» **Exercise directions**:
Pick out every line that holds the string "chart" and copy it.

» **Entries**:
━━━━━━━━━━━━━━━━

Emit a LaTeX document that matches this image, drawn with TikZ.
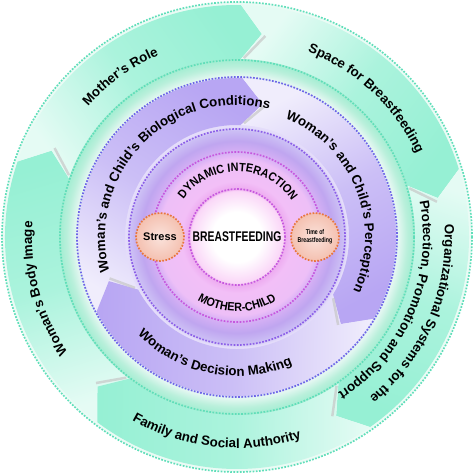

━━━━━━━━━━━━━━━━

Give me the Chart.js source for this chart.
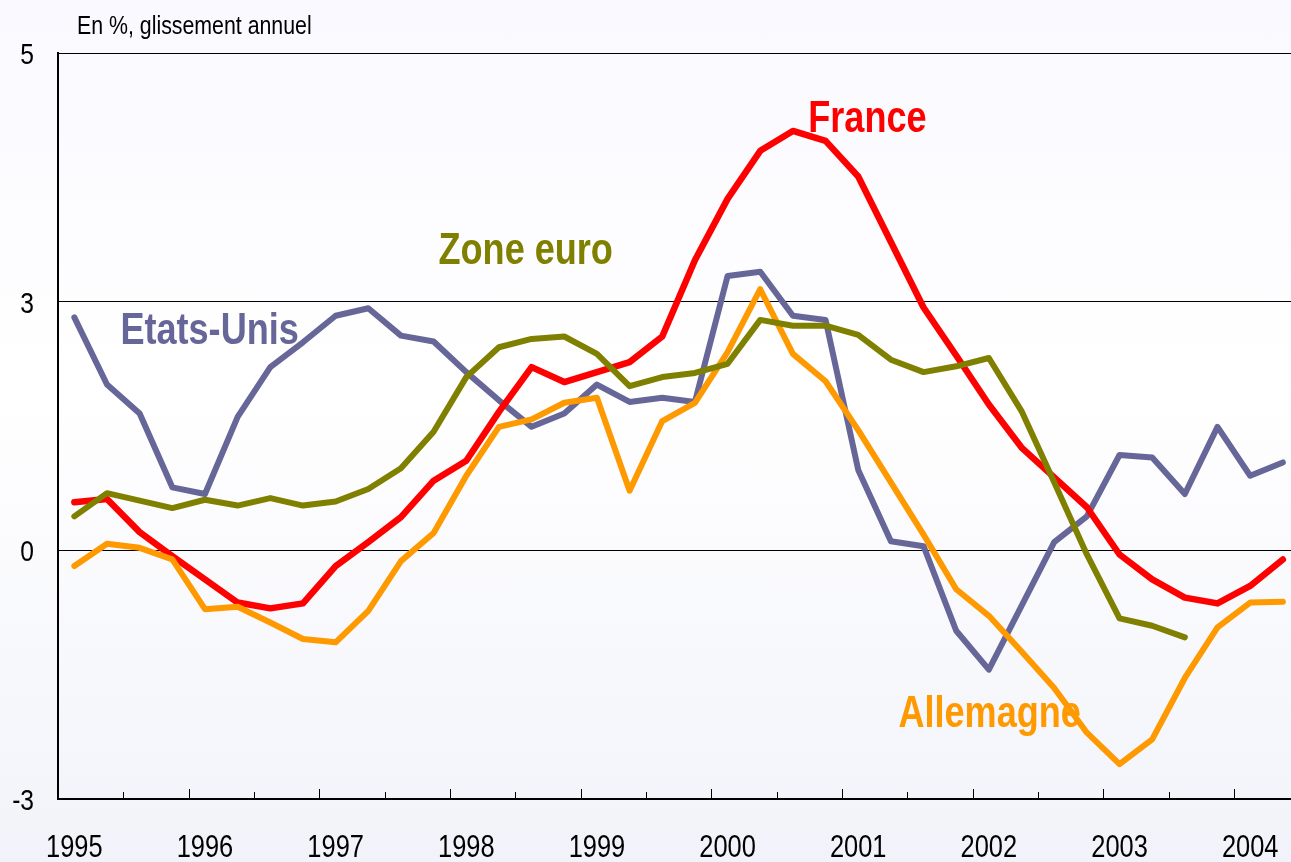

━━━━━━━━━━━━━━━━

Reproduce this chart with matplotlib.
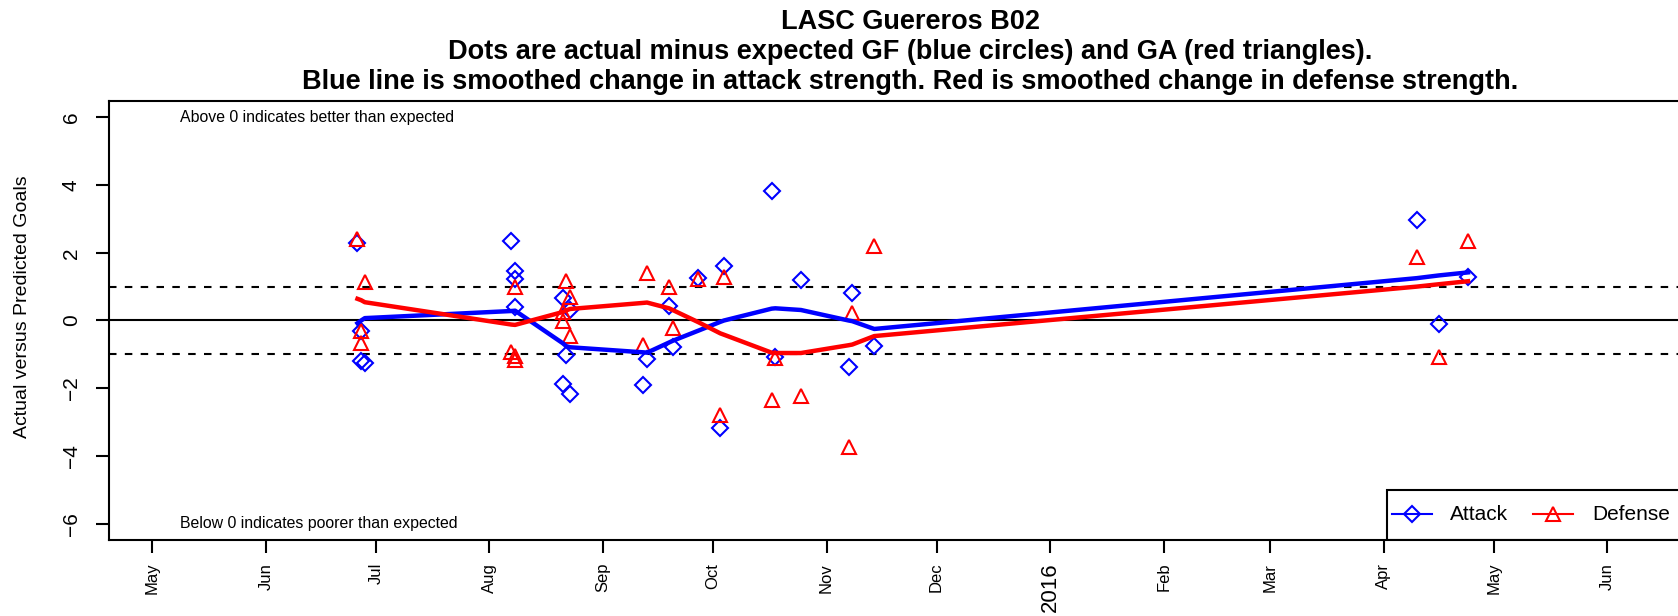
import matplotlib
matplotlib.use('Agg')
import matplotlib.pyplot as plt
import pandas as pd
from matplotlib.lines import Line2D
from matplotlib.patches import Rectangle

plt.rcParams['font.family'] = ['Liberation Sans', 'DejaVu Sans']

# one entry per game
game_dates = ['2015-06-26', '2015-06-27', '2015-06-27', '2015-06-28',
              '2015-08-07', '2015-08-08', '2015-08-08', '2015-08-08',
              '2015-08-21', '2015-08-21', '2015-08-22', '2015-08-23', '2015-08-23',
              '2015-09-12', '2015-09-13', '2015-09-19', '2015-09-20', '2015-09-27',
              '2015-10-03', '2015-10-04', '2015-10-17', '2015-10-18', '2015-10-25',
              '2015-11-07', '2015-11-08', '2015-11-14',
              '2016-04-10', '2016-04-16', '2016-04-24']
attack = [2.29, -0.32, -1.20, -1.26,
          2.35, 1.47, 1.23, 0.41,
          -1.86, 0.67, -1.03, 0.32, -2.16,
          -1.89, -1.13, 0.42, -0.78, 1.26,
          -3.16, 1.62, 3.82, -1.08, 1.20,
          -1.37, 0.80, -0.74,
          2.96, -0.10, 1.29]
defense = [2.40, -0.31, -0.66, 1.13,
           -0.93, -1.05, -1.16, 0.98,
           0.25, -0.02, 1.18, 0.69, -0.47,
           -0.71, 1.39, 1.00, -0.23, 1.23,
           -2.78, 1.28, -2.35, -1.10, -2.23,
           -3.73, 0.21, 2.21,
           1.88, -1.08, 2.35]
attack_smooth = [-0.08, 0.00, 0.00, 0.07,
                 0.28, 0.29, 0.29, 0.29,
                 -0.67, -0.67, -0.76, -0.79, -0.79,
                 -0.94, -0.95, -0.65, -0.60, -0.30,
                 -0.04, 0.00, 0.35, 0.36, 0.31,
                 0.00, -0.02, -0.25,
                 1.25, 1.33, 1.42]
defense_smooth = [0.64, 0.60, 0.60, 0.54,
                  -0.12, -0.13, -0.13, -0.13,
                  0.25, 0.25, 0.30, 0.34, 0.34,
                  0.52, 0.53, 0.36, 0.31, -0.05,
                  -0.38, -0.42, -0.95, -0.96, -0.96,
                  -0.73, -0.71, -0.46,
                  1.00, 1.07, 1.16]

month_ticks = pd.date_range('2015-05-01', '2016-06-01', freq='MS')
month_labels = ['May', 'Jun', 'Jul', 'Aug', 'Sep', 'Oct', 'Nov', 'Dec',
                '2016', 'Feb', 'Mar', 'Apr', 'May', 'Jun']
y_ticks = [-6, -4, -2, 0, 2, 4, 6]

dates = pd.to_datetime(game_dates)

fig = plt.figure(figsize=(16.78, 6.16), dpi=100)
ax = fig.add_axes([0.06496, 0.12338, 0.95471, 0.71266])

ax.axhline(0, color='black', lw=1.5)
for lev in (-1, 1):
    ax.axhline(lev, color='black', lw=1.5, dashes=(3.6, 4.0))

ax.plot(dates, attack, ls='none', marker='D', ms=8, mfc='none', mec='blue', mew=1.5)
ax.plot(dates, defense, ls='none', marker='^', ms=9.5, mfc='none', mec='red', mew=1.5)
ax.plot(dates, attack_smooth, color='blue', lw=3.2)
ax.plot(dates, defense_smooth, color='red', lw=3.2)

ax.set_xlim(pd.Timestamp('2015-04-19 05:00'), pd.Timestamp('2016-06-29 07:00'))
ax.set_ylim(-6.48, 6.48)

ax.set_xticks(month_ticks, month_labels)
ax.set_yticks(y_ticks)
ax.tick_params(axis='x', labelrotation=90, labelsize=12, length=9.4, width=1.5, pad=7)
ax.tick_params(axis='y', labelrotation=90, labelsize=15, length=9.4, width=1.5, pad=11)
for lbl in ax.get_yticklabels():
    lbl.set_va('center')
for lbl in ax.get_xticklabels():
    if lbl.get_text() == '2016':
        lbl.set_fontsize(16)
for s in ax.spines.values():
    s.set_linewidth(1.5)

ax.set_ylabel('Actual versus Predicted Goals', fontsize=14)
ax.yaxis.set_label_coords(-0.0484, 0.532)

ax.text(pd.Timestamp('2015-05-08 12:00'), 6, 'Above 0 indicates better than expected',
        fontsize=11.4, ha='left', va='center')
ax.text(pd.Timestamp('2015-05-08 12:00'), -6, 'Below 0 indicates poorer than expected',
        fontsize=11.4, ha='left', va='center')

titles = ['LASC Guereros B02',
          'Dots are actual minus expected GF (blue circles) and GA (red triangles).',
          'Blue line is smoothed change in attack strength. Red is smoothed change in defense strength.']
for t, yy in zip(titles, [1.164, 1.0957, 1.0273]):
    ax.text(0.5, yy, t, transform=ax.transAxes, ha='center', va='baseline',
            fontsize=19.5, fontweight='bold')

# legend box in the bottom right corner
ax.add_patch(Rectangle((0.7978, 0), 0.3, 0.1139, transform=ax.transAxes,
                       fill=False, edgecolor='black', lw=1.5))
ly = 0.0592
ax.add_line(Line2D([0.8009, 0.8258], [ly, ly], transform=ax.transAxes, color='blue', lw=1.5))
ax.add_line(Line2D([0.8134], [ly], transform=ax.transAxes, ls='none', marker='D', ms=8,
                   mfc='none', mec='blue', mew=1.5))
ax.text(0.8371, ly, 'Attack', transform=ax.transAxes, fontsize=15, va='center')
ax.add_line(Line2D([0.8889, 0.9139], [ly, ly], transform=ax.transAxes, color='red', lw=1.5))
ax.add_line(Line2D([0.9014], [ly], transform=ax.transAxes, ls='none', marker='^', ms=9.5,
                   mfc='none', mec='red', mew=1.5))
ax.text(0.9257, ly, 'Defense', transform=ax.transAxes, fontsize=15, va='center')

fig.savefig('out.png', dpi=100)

━━━━━━━━━━━━━━━━

» **Exercise output**:
Give me the Chart.js source for this chart.
Reproduce this chart with matplotlib.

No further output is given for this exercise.